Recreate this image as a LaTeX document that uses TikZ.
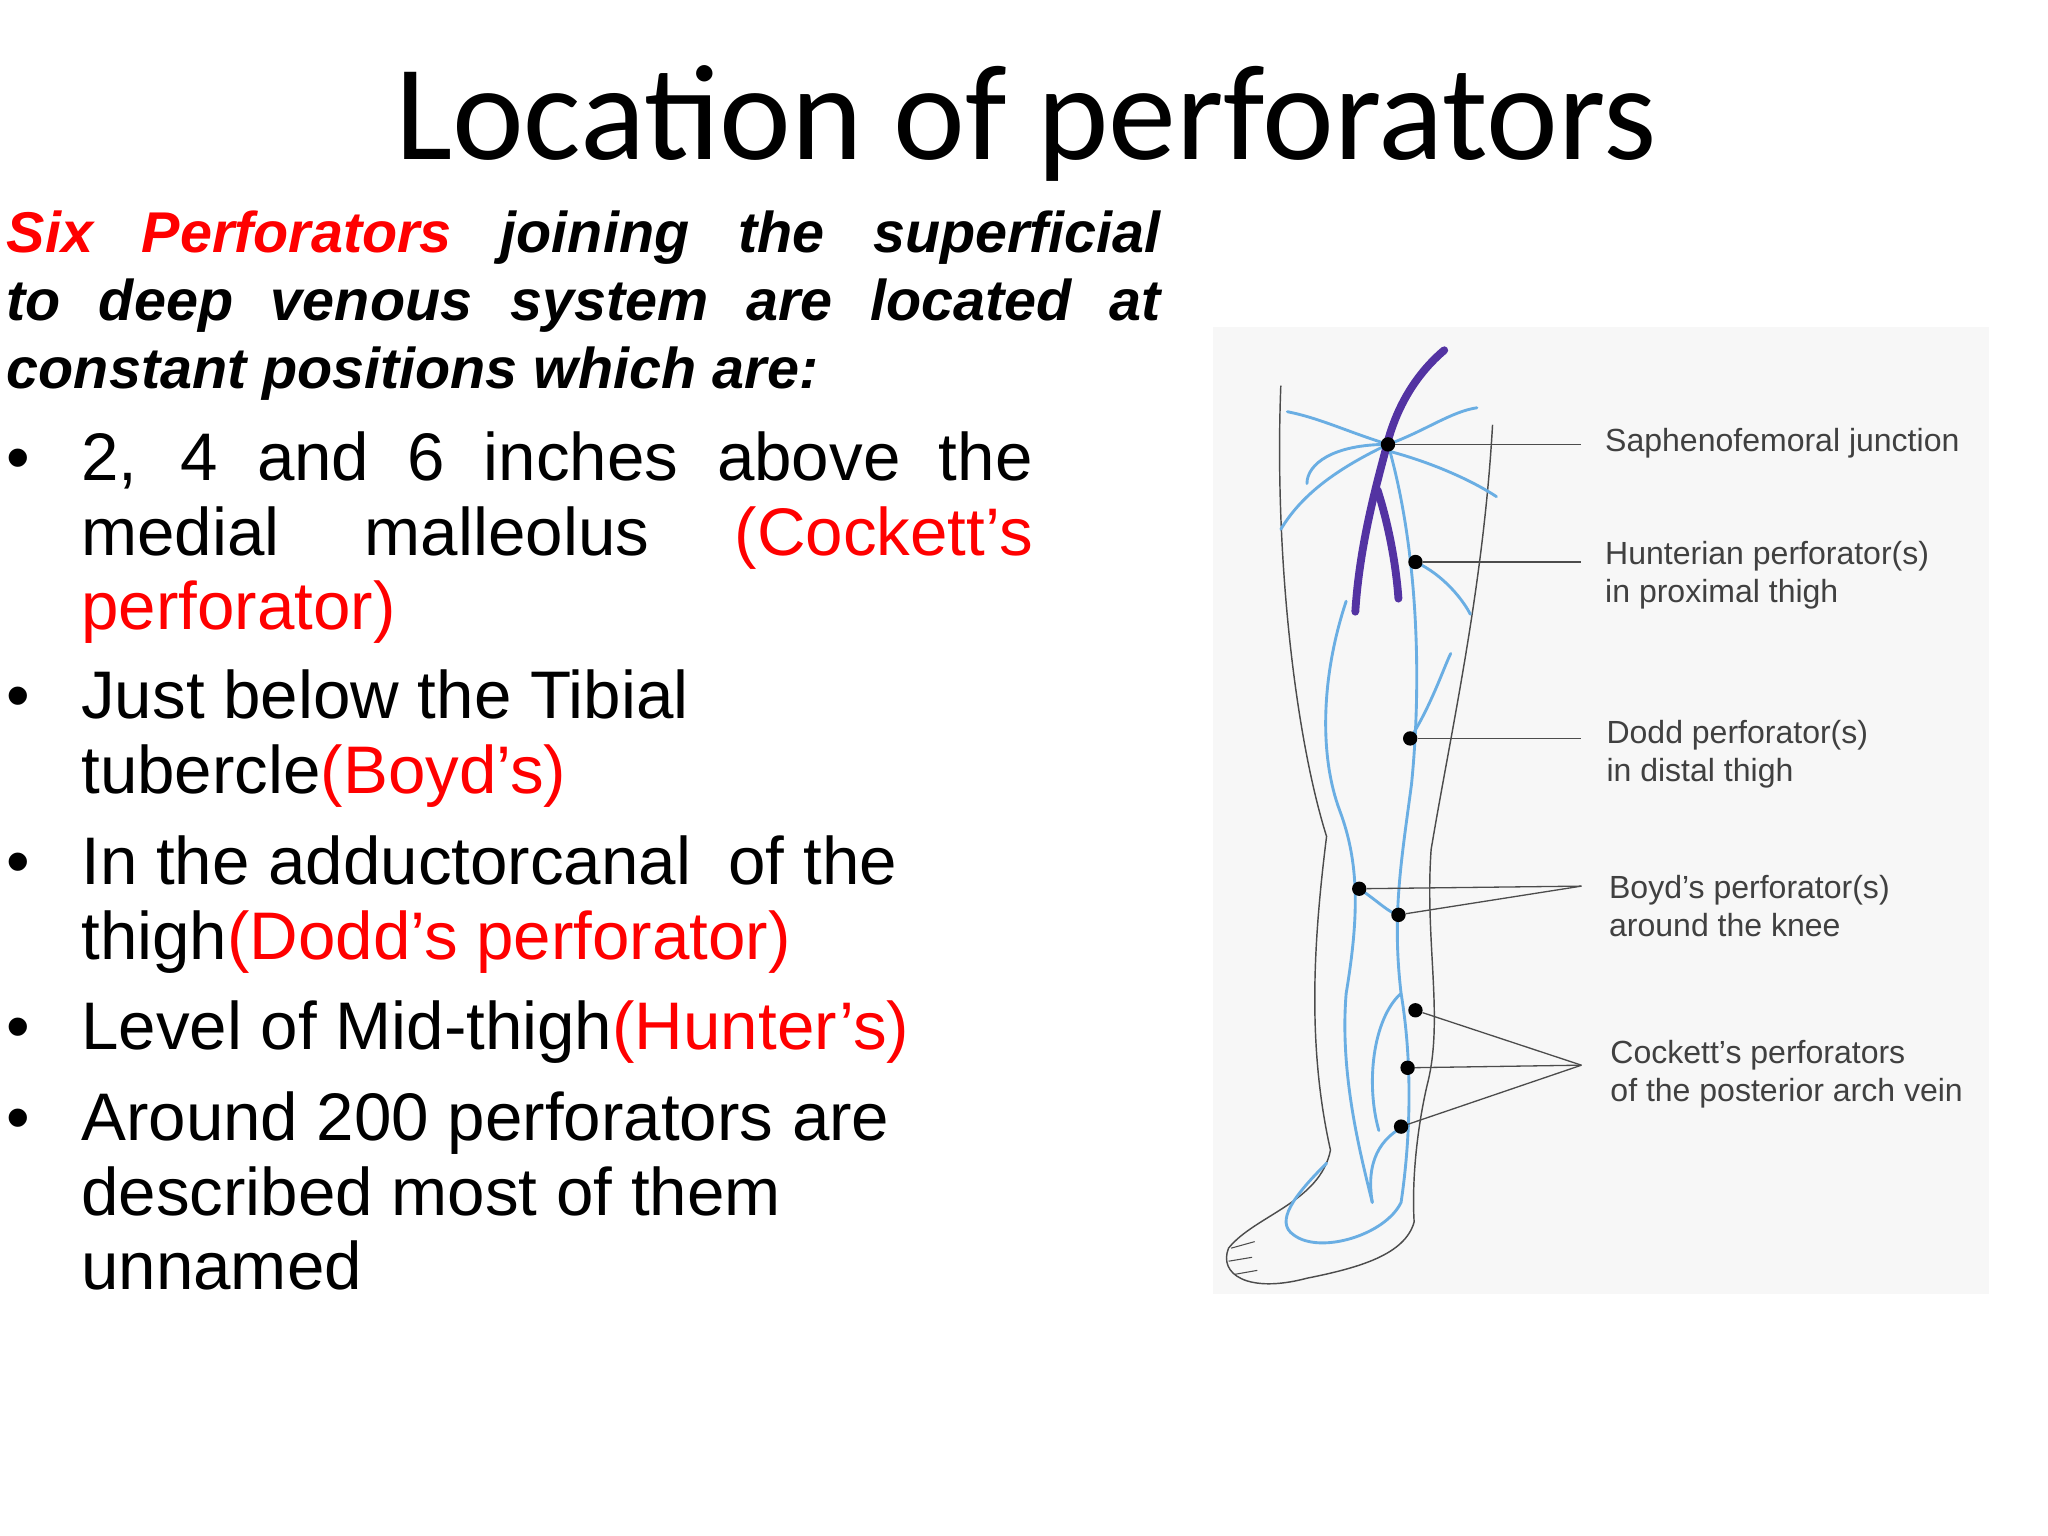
\documentclass[tikz,border=0pt]{standalone}
\usepackage{fontspec}
\setmainfont{Liberation Sans}
\newfontfamily\titlefont{Carlito}
\begin{document}
\begin{tikzpicture}[x=1pt,y=-1pt,
  hd/.style={anchor=base west,inner sep=0,font=\fontsize{44}{52}\selectfont\bfseries\itshape},
  bl/.style={anchor=base west,inner sep=0,font=\fontsize{51.5}{57}\selectfont},
  lab/.style={anchor=west,inner sep=0,align=left,text=black!75,font=\fontsize{24.5}{29}\selectfont},
  vein/.style={draw=cyan!70!blue!60,line width=2.2pt,line cap=round},
  skin/.style={draw=black!70,line width=1.1pt},
  pt/.style={circle,fill=black,inner sep=0,minimum size=11pt},
  ld/.style={draw=black!70,line width=1pt}]
\useasboundingbox (0,0) rectangle (1567,1175);
\fill[white] (0,0) rectangle (1567,1175);
\node[anchor=base,inner sep=0,font=\titlefont\fontsize{104}{110}\selectfont] (title) at (785,122) {Location of perforators};
\node[hd] (h1) at (5,193) {\makebox[883pt][s]{\textcolor{red}{Six Perforators} joining the superficial}};
\node[hd] (h2) at (5,245) {\makebox[883pt][s]{to deep venous system are located at}};
\node[hd] (h3) at (5,297) {constant positions which are:};
\foreach \y in {368,550,677,803,873}{\node[bl] at (5,\y) {•};}
\node[bl] (a1) at (62,368) {\makebox[728pt][s]{2, 4 and 6 inches above the}};
\node[bl] (a2) at (62,425) {\makebox[728pt][s]{medial malleolus \textcolor{red}{(Cockett’s}}};
\node[bl] (a3) at (62,482) {\textcolor{red}{perforator)}};
\node[bl] (b1) at (62,550) {Just below the Tibial};
\node[bl] (b2) at (62,607) {tubercle\textcolor{red}{(Boyd’s)}};
\node[bl] (c1) at (62,677) {In the adductorcanal\ \ of the};
\node[bl] (c2) at (62,734) {thigh\textcolor{red}{(Dodd’s perforator)}};
\node[bl] (d1) at (62,803) {Level of Mid-thigh\textcolor{red}{(Hunter’s)}};
\node[bl] (e1) at (62,873) {Around 200 perforators are};
\node[bl] (e2) at (62,930) {described most of them};
\node[bl] (e3) at (62,987) {unnamed};
% figure
\fill[black!3] (928,250) rectangle (1522,990);
% skin outline
\draw[skin] (980,295) .. controls (975,420) and (990,560) .. (1015,640)
  .. controls (1005,720) and (1000,800) .. (1018,880)
  .. controls (1010,920) and (960,930) .. (940,955)
  .. controls (932,975) and (955,990) .. (1000,978)
  .. controls (1040,970) and (1075,960) .. (1082,935)
  .. controls (1080,900) and (1085,860) .. (1092,830)
  .. controls (1105,780) and (1090,720) .. (1095,650)
  .. controls (1110,560) and (1135,450) .. (1142,325);
\draw[skin,line width=0.8pt] (942,955) -- (960,950) (940,965) -- (958,962) (945,975) -- (962,972);
% veins
\draw[vein] (1062,340) .. controls (1085,420) and (1088,520) .. (1080,600)
  .. controls (1072,660) and (1065,700) .. (1072,760)
  .. controls (1082,820) and (1078,880) .. (1072,920)
  .. controls (1060,945) and (1010,960) .. (990,945)
  .. controls (975,935) and (990,915) .. (1015,890);
\draw[vein] (985,315) .. controls (1010,320) and (1030,330) .. (1062,340) .. controls (1090,330) and (1110,315) .. (1130,312);
\draw[vein] (1062,340) .. controls (1020,360) and (995,380) .. (980,405);
\draw[vein] (1062,345) .. controls (1100,355) and (1130,370) .. (1145,380);
\draw[vein] (1062,340) .. controls (1020,340) and (1000,355) .. (1000,370);
\draw[vein] (1083,430) .. controls (1105,440) and (1120,460) .. (1125,470);
\draw[vein] (1030,460) .. controls (1010,520) and (1010,580) .. (1025,620)
  .. controls (1040,660) and (1040,700) .. (1030,760) .. controls (1025,820) and (1040,880) .. (1050,920);
\draw[vein] (1040,680) .. controls (1055,690) and (1062,698) .. (1070,700);
\draw[vein] (1078,860) .. controls (1055,870) and (1045,890) .. (1050,920);
\draw[vein] (1072,760) .. controls (1050,780) and (1045,830) .. (1055,865);
\draw[vein] (1079,565) .. controls (1095,540) and (1105,510) .. (1110,500);
% deep (purple) vein
\draw[draw=blue!55!violet!70!black!80,line width=6pt,line cap=round]
  (1105,268) .. controls (1085,285) and (1068,310) .. (1060,345)
  .. controls (1052,375) and (1040,420) .. (1037,468);
\draw[draw=blue!55!violet!70!black!80,line width=6pt,line cap=round]
  (1054,375) .. controls (1062,400) and (1068,430) .. (1070,458);
% dots
\node[pt] (p1) at (1062,340) {};
\node[pt] (p2) at (1083,430) {};
\node[pt] (p3) at (1079,565) {};
\node[pt] (p4) at (1040,680) {};
\node[pt] (p5) at (1070,700) {};
\node[pt] (p6) at (1083,773) {};
\node[pt] (p7) at (1077,817) {};
\node[pt] (p8) at (1072,862) {};
\coordinate (q1) at (1210,340);
\coordinate (q2) at (1210,430);
\coordinate (q3) at (1210,565);
\coordinate (q4) at (1210,678);
\coordinate (q5) at (1210,815);
\draw[ld] (p1) -- (q1); \draw[ld] (p2) -- (q2); \draw[ld] (p3) -- (q3);
\draw[ld] (p4) -- (q4); \draw[ld] (p5) -- (q4);
\draw[ld] (p6) -- (q5); \draw[ld] (p7) -- (q5); \draw[ld] (p8) -- (q5);
\node[lab] (l1) at (1228,339) {Saphenofemoral junction};
\node[lab] (l2) at (1228,440) {Hunterian perforator(s)\\in proximal thigh};
\node[lab] (l3) at (1229,577) {Dodd perforator(s)\\in distal thigh};
\node[lab] (l4) at (1231,693) {Boyd's perforator(s)\\around the knee};
\node[lab] (l5) at (1232,822) {Cockett's perforators\\of the posterior arch vein};
\end{tikzpicture}
\end{document}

·····

-- Objective --
Images should not appear in the copy; retype the listing above exactly.

-- Finished exercise --
Recreate this image as a LaTeX document that uses TikZ.
\documentclass[tikz,border=0pt]{standalone}
\usepackage{fontspec}
\setmainfont{Liberation Sans}
\newfontfamily\titlefont{Carlito}
\begin{document}
\begin{tikzpicture}[x=1pt,y=-1pt,
  hd/.style={anchor=base west,inner sep=0,font=\fontsize{44}{52}\selectfont\bfseries\itshape},
  bl/.style={anchor=base west,inner sep=0,font=\fontsize{51.5}{57}\selectfont},
  lab/.style={anchor=west,inner sep=0,align=left,text=black!75,font=\fontsize{24.5}{29}\selectfont},
  vein/.style={draw=cyan!70!blue!60,line width=2.2pt,line cap=round},
  skin/.style={draw=black!70,line width=1.1pt},
  pt/.style={circle,fill=black,inner sep=0,minimum size=11pt},
  ld/.style={draw=black!70,line width=1pt}]
\useasboundingbox (0,0) rectangle (1567,1175);
\fill[white] (0,0) rectangle (1567,1175);
\node[anchor=base,inner sep=0,font=\titlefont\fontsize{104}{110}\selectfont] (title) at (785,122) {Location of perforators};
\node[hd] (h1) at (5,193) {\makebox[883pt][s]{\textcolor{red}{Six Perforators} joining the superficial}};
\node[hd] (h2) at (5,245) {\makebox[883pt][s]{to deep venous system are located at}};
\node[hd] (h3) at (5,297) {constant positions which are:};
\foreach \y in {368,550,677,803,873}{\node[bl] at (5,\y) {•};}
\node[bl] (a1) at (62,368) {\makebox[728pt][s]{2, 4 and 6 inches above the}};
\node[bl] (a2) at (62,425) {\makebox[728pt][s]{medial malleolus \textcolor{red}{(Cockett’s}}};
\node[bl] (a3) at (62,482) {\textcolor{red}{perforator)}};
\node[bl] (b1) at (62,550) {Just below the Tibial};
\node[bl] (b2) at (62,607) {tubercle\textcolor{red}{(Boyd’s)}};
\node[bl] (c1) at (62,677) {In the adductorcanal\ \ of the};
\node[bl] (c2) at (62,734) {thigh\textcolor{red}{(Dodd’s perforator)}};
\node[bl] (d1) at (62,803) {Level of Mid-thigh\textcolor{red}{(Hunter’s)}};
\node[bl] (e1) at (62,873) {Around 200 perforators are};
\node[bl] (e2) at (62,930) {described most of them};
\node[bl] (e3) at (62,987) {unnamed};
% figure
\fill[black!3] (928,250) rectangle (1522,990);
% skin outline
\draw[skin] (980,295) .. controls (975,420) and (990,560) .. (1015,640)
  .. controls (1005,720) and (1000,800) .. (1018,880)
  .. controls (1010,920) and (960,930) .. (940,955)
  .. controls (932,975) and (955,990) .. (1000,978)
  .. controls (1040,970) and (1075,960) .. (1082,935)
  .. controls (1080,900) and (1085,860) .. (1092,830)
  .. controls (1105,780) and (1090,720) .. (1095,650)
  .. controls (1110,560) and (1135,450) .. (1142,325);
\draw[skin,line width=0.8pt] (942,955) -- (960,950) (940,965) -- (958,962) (945,975) -- (962,972);
% veins
\draw[vein] (1062,340) .. controls (1085,420) and (1088,520) .. (1080,600)
  .. controls (1072,660) and (1065,700) .. (1072,760)
  .. controls (1082,820) and (1078,880) .. (1072,920)
  .. controls (1060,945) and (1010,960) .. (990,945)
  .. controls (975,935) and (990,915) .. (1015,890);
\draw[vein] (985,315) .. controls (1010,320) and (1030,330) .. (1062,340) .. controls (1090,330) and (1110,315) .. (1130,312);
\draw[vein] (1062,340) .. controls (1020,360) and (995,380) .. (980,405);
\draw[vein] (1062,345) .. controls (1100,355) and (1130,370) .. (1145,380);
\draw[vein] (1062,340) .. controls (1020,340) and (1000,355) .. (1000,370);
\draw[vein] (1083,430) .. controls (1105,440) and (1120,460) .. (1125,470);
\draw[vein] (1030,460) .. controls (1010,520) and (1010,580) .. (1025,620)
  .. controls (1040,660) and (1040,700) .. (1030,760) .. controls (1025,820) and (1040,880) .. (1050,920);
\draw[vein] (1040,680) .. controls (1055,690) and (1062,698) .. (1070,700);
\draw[vein] (1078,860) .. controls (1055,870) and (1045,890) .. (1050,920);
\draw[vein] (1072,760) .. controls (1050,780) and (1045,830) .. (1055,865);
\draw[vein] (1079,565) .. controls (1095,540) and (1105,510) .. (1110,500);
% deep (purple) vein
\draw[draw=blue!55!violet!70!black!80,line width=6pt,line cap=round]
  (1105,268) .. controls (1085,285) and (1068,310) .. (1060,345)
  .. controls (1052,375) and (1040,420) .. (1037,468);
\draw[draw=blue!55!violet!70!black!80,line width=6pt,line cap=round]
  (1054,375) .. controls (1062,400) and (1068,430) .. (1070,458);
% dots
\node[pt] (p1) at (1062,340) {};
\node[pt] (p2) at (1083,430) {};
\node[pt] (p3) at (1079,565) {};
\node[pt] (p4) at (1040,680) {};
\node[pt] (p5) at (1070,700) {};
\node[pt] (p6) at (1083,773) {};
\node[pt] (p7) at (1077,817) {};
\node[pt] (p8) at (1072,862) {};
\coordinate (q1) at (1210,340);
\coordinate (q2) at (1210,430);
\coordinate (q3) at (1210,565);
\coordinate (q4) at (1210,678);
\coordinate (q5) at (1210,815);
\draw[ld] (p1) -- (q1); \draw[ld] (p2) -- (q2); \draw[ld] (p3) -- (q3);
\draw[ld] (p4) -- (q4); \draw[ld] (p5) -- (q4);
\draw[ld] (p6) -- (q5); \draw[ld] (p7) -- (q5); \draw[ld] (p8) -- (q5);
\node[lab] (l1) at (1228,339) {Saphenofemoral junction};
\node[lab] (l2) at (1228,440) {Hunterian perforator(s)\\in proximal thigh};
\node[lab] (l3) at (1229,577) {Dodd perforator(s)\\in distal thigh};
\node[lab] (l4) at (1231,693) {Boyd's perforator(s)\\around the knee};
\node[lab] (l5) at (1232,822) {Cockett's perforators\\of the posterior arch vein};
\end{tikzpicture}
\end{document}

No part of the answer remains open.